Question

Find the gradients of the tangents to the following curves, at the specified values of $$t$$.
$$x=t^{2}$$, $$y=\dfrac{1}{t}$$ when $$t=3$$

Answer

**step1** Understanding the problem

The problem asks for the gradient of the tangent to a curve. The curve is described using two equations, $$x=t^{2}$$ and $$y=\dfrac{1}{t}$$, which means the position of a point on the curve depends on a variable $$t$$. We need to find the steepness of the curve (its gradient) at the specific moment when $$t=3$$. The gradient of a tangent tells us how much the y-coordinate changes for a small change in the x-coordinate at that specific point.

**step2** Finding the rate of change of x with respect to t

First, we need to determine how quickly the x-coordinate of the curve changes as the value of $$t$$ changes. This is expressed as the rate of change of $$x$$ with respect to $$t$$, or $$\frac{dx}{dt}$$.
Given the equation $$x=t^{2}$$, we find its rate of change. When $$t$$ changes, $$t^2$$ changes by $$2t$$ for each unit change in $$t$$.
So, $$\frac{dx}{dt} = 2t$$.

**step3** Finding the rate of change of y with respect to t

Next, we determine how quickly the y-coordinate of the curve changes as the value of $$t$$ changes. This is expressed as the rate of change of $$y$$ with respect to $$t$$, or $$\frac{dy}{dt}$$.
Given the equation $$y=\dfrac{1}{t}$$, we can also write this as $$y=t^{-1}$$.
The rate of change of $$t^{-1}$$ is found by bringing the power down and reducing the power by one, which gives $$-1 \cdot t^{-1-1} = -t^{-2}$$.
This can be written as $$-\dfrac{1}{t^2}$$.
So, $$\frac{dy}{dt} = -\dfrac{1}{t^2}$$.

**step4** Calculating the gradient of the tangent

The gradient of the tangent to the curve, which is $$\frac{dy}{dx}$$, represents how much $$y$$ changes for a given change in $$x$$. We can find this by dividing the rate of change of $$y$$ with respect to $$t$$ by the rate of change of $$x$$ with respect to $$t$$.
The formula is: $$\frac{dy}{dx} = \dfrac{\frac{dy}{dt}}{\frac{dx}{dt}}$$.
Now we substitute the expressions we found in the previous steps:
$$\frac{dy}{dx} = \dfrac{-\dfrac{1}{t^2}}{2t}$$.

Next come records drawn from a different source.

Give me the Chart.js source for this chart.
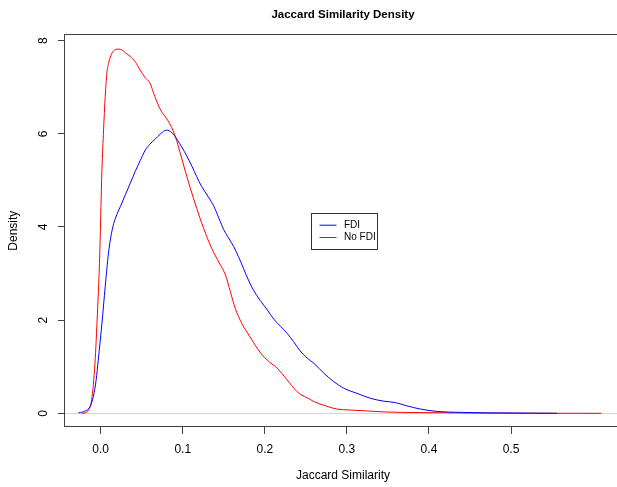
<!DOCTYPE html>
<html><head><meta charset="utf-8">
<script src="https://cdn.jsdelivr.net/npm/chart.js@4.4.1/dist/chart.umd.min.js"></script>
<style>
html,body{margin:0;padding:0;overflow:hidden;background:#fff;width:617px;height:487px}
#wrap{position:relative;width:685px;height:487px}
</style></head>
<body><div id="wrap"><canvas id="c" width="685" height="487"></canvas></div>
<script>
// ---- data ----
const seriesNames = ['FDI', 'No FDI'];
const seriesColors = ['#0000ff', '#ff0000'];

const xFDI = [-0.027,-0.019,-0.013,-0.009,-0.0055,-0.003,0.0015,0.0055,0.0095,0.014,0.018,0.024,0.030,0.036,0.042,0.048,0.054,0.060,0.066,0.073,0.080,0.087,0.093,0.099,0.105,0.111,0.117,0.123,0.131,0.138,0.144,0.150,0.156,0.162,0.168,0.174,0.180,0.186,0.194,0.203,0.211,0.219,0.227,0.235,0.243,0.252,0.260,0.272,0.284,0.296,0.312,0.329,0.345,0.359,0.373,0.390,0.410,0.438,0.467,0.508,0.556];
const yFDI = [0.01,0.05,0.14,0.36,0.72,1.14,1.93,2.72,3.44,3.94,4.19,4.44,4.69,4.94,5.19,5.42,5.64,5.78,5.88,6.00,6.08,6.02,5.88,5.71,5.52,5.31,5.08,4.87,4.65,4.44,4.19,3.94,3.76,3.58,3.36,3.11,2.86,2.65,2.43,2.22,2.02,1.87,1.72,1.54,1.34,1.18,1.07,0.86,0.68,0.54,0.43,0.32,0.26,0.23,0.16,0.09,0.04,0.02,0.01,0.005,0];

const xNoFDI = [-0.023,-0.019,-0.015,-0.011,-0.007,-0.004,-0.0015,0.0015,0.0035,0.0055,0.0075,0.0095,0.014,0.018,0.022,0.026,0.030,0.036,0.042,0.048,0.054,0.060,0.066,0.073,0.079,0.085,0.091,0.097,0.105,0.113,0.121,0.130,0.138,0.146,0.152,0.158,0.164,0.172,0.182,0.195,0.205,0.215,0.227,0.239,0.245,0.252,0.260,0.274,0.288,0.304,0.325,0.345,0.365,0.405,0.466,0.520,0.610];
const yNoFDI = [0,0.01,0.07,0.29,1.07,2.15,3.22,5.22,6.08,6.80,7.30,7.51,7.74,7.81,7.82,7.80,7.74,7.66,7.55,7.37,7.21,7.09,6.80,6.51,6.36,6.19,5.94,5.58,5.08,4.62,4.19,3.76,3.44,3.18,2.97,2.61,2.25,1.93,1.64,1.29,1.11,0.97,0.72,0.47,0.39,0.33,0.25,0.16,0.09,0.07,0.05,0.03,0.02,0.013,0.006,0.002,0];

const xTicks = [0, 0.1, 0.2, 0.3, 0.4, 0.5];
const xTickLabels = ['0.0', '0.1', '0.2', '0.3', '0.4', '0.5'];
const yTicks = [0, 2, 4, 6, 8];
const yTickLabels = ['0', '2', '4', '6', '8'];
const xRange = [-0.0435, 0.634];
const yRange = [-0.294, 8.137];
const legendAnchor = [0.2559, 4.294];

const FONT = '"Liberation Sans", Arial, Helvetica, sans-serif';
const AXIS = '#404040';

function pts(xs, ys){ return xs.map((x,i)=>({x:x, y:ys[i]})); }

const rPlot = {
  id: 'rPlot',
  beforeDatasetsDraw(chart){
    const {ctx, chartArea:a, scales} = chart;
    const y0 = Math.round(scales.y.getPixelForValue(0)) + 0.5;
    ctx.save();
    ctx.strokeStyle = '#d4d4d4'; ctx.lineWidth = 1;
    ctx.beginPath(); ctx.moveTo(a.left, y0); ctx.lineTo(a.right, y0); ctx.stroke();
    ctx.restore();
  },
  afterDraw(chart){
    const {ctx, chartArea:a, scales} = chart;
    ctx.save();
    // box
    ctx.strokeStyle = AXIS; ctx.lineWidth = 1;
    ctx.strokeRect(Math.round(a.left)-0.5, Math.round(a.top)+0.5, Math.round(a.right-a.left), Math.round(a.bottom-a.top)-1);
    // rotated y tick labels
    ctx.fillStyle = '#000';
    ctx.font = '12px ' + FONT;
    ctx.textAlign = 'center'; ctx.textBaseline = 'alphabetic';
    yTicks.forEach((v,i)=>{
      const py = scales.y.getPixelForValue(v);
      ctx.save(); ctx.translate(47, py); ctx.rotate(-Math.PI/2);
      ctx.fillText(yTickLabels[i], 0, 0); ctx.restore();
    });
    // legend
    const lx = Math.round(scales.x.getPixelForValue(legendAnchor[0])) + 0.5;
    const ly = Math.round(scales.y.getPixelForValue(legendAnchor[1])) + 0.5;
    ctx.strokeStyle = '#333'; ctx.lineWidth = 1;
    ctx.strokeRect(lx, ly, 66, 36);
    ctx.font = '10px ' + FONT; ctx.textAlign = 'left'; ctx.textBaseline = 'middle';
    seriesNames.forEach((n,i)=>{
      const yy = ly + 11.7 + i*12.3;
      ctx.strokeStyle = seriesColors[i];
      ctx.beginPath(); ctx.moveTo(lx+8, yy); ctx.lineTo(lx+25, yy); ctx.stroke();
      ctx.fillStyle = '#000';
      ctx.fillText(n, lx + 32.5, yy);
    });
    ctx.restore();
  }
};

new Chart(document.getElementById('c'), {
  type: 'scatter',
  data: {
    datasets: [
      {label: seriesNames[0], data: pts(xFDI, yFDI), borderColor: seriesColors[0], backgroundColor: seriesColors[0], showLine: true, pointRadius: 0, borderWidth: 1, cubicInterpolationMode: 'monotone', fill: false},
      {label: seriesNames[1], data: pts(xNoFDI, yNoFDI), borderColor: seriesColors[1], backgroundColor: seriesColors[1], showLine: true, pointRadius: 0, borderWidth: 1, cubicInterpolationMode: 'monotone', fill: false}
    ]
  },
  options: {
    responsive: false, animation: false, devicePixelRatio: 1,
    layout: {padding: {left: 0, top: 0, right: 64, bottom: 0}},
    plugins: {
      legend: {display: false}, tooltip: {enabled: false},
      title: {display: true, fullSize: false, text: 'Jaccard Similarity Density', color: '#000',
        font: {family: FONT, size: 11.5, weight: 'bold', lineHeight: 1.2},
        padding: {top: 7.6, bottom: 12.9}}
    },
    scales: {
      x: {
        type: 'linear', min: xRange[0], max: xRange[1],
        afterBuildTicks: s => { s.ticks = xTicks.map(v => ({value: v})); },
        afterFit: s => { s.height = 60; },
        ticks: {color: '#000', font: {family: FONT, size: 12}, padding: 8, maxRotation: 0, autoSkip: false,
          callback: v => xTickLabels[xTicks.indexOf(v)]},
        grid: {display: true, drawOnChartArea: false, drawTicks: true, tickLength: 7, color: AXIS, lineWidth: 1},
        border: {display: false},
        title: {display: true, text: 'Jaccard Similarity', color: '#000', font: {family: FONT, size: 12, lineHeight: 1.2}, padding: {top: 3.8, bottom: 3.8}}
      },
      y: {
        type: 'linear', min: yRange[0], max: yRange[1],
        afterBuildTicks: s => { s.ticks = yTicks.map(v => ({value: v})); },
        afterFit: s => { s.width = 65; },
        ticks: {display: false},
        grid: {display: true, drawOnChartArea: false, drawTicks: true, tickLength: 7, color: AXIS, lineWidth: 1},
        border: {display: false},
        title: {display: true, text: 'Density', color: '#000', font: {family: FONT, size: 12, lineHeight: 1.2}, padding: {top: 6.8, bottom: 6.8}}
      }
    }
  },
  plugins: [rPlot]
});
</script>
</body></html>
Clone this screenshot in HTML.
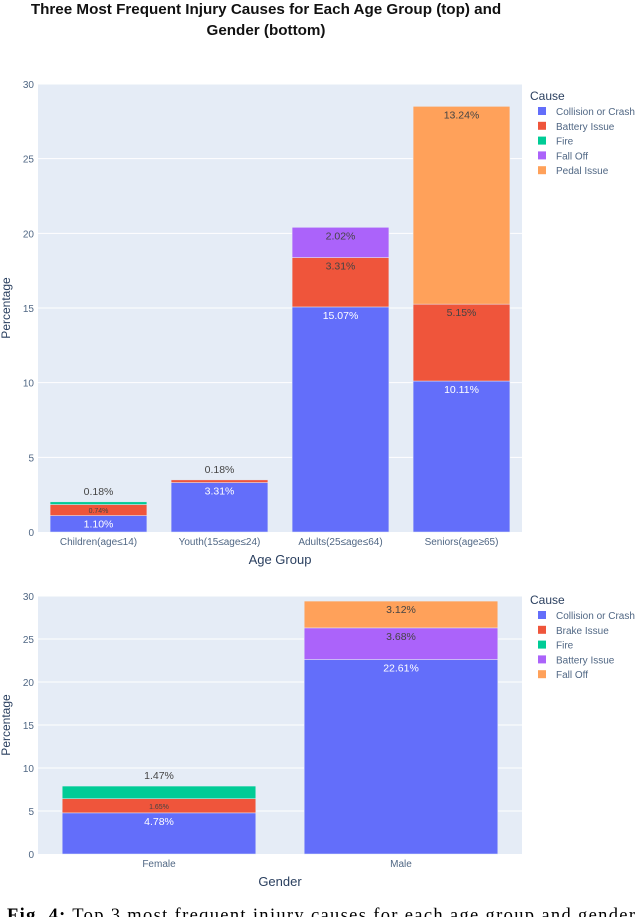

**step5** Simplifying the gradient expression

We simplify the expression for $$\frac{dy}{dx}$$:
To divide by $$2t$$, we can multiply the denominator by $$2t$$:
$$\frac{dy}{dx} = -\dfrac{1}{t^2 \cdot 2t}$$
Multiply the terms in the denominator:
$$\frac{dy}{dx} = -\dfrac{1}{2t^3}$$.

**step6** Evaluating the gradient at the specified value of t

Finally, we need to find the specific value of the gradient when $$t=3$$. We substitute $$t=3$$ into the simplified expression for $$\frac{dy}{dx}$$:
$$\frac{dy}{dx} \Big|_{t=3} = -\dfrac{1}{2(3)^3}$$
First, calculate $$3^3$$: $$3 \times 3 \times 3 = 9 \times 3 = 27$$.
Then substitute this value:
$$ = -\dfrac{1}{2 \cdot 27}$$
$$ = -\dfrac{1}{54}$$.
The gradient of the tangent to the curve at $$t=3$$ is $$-\dfrac{1}{54}$$.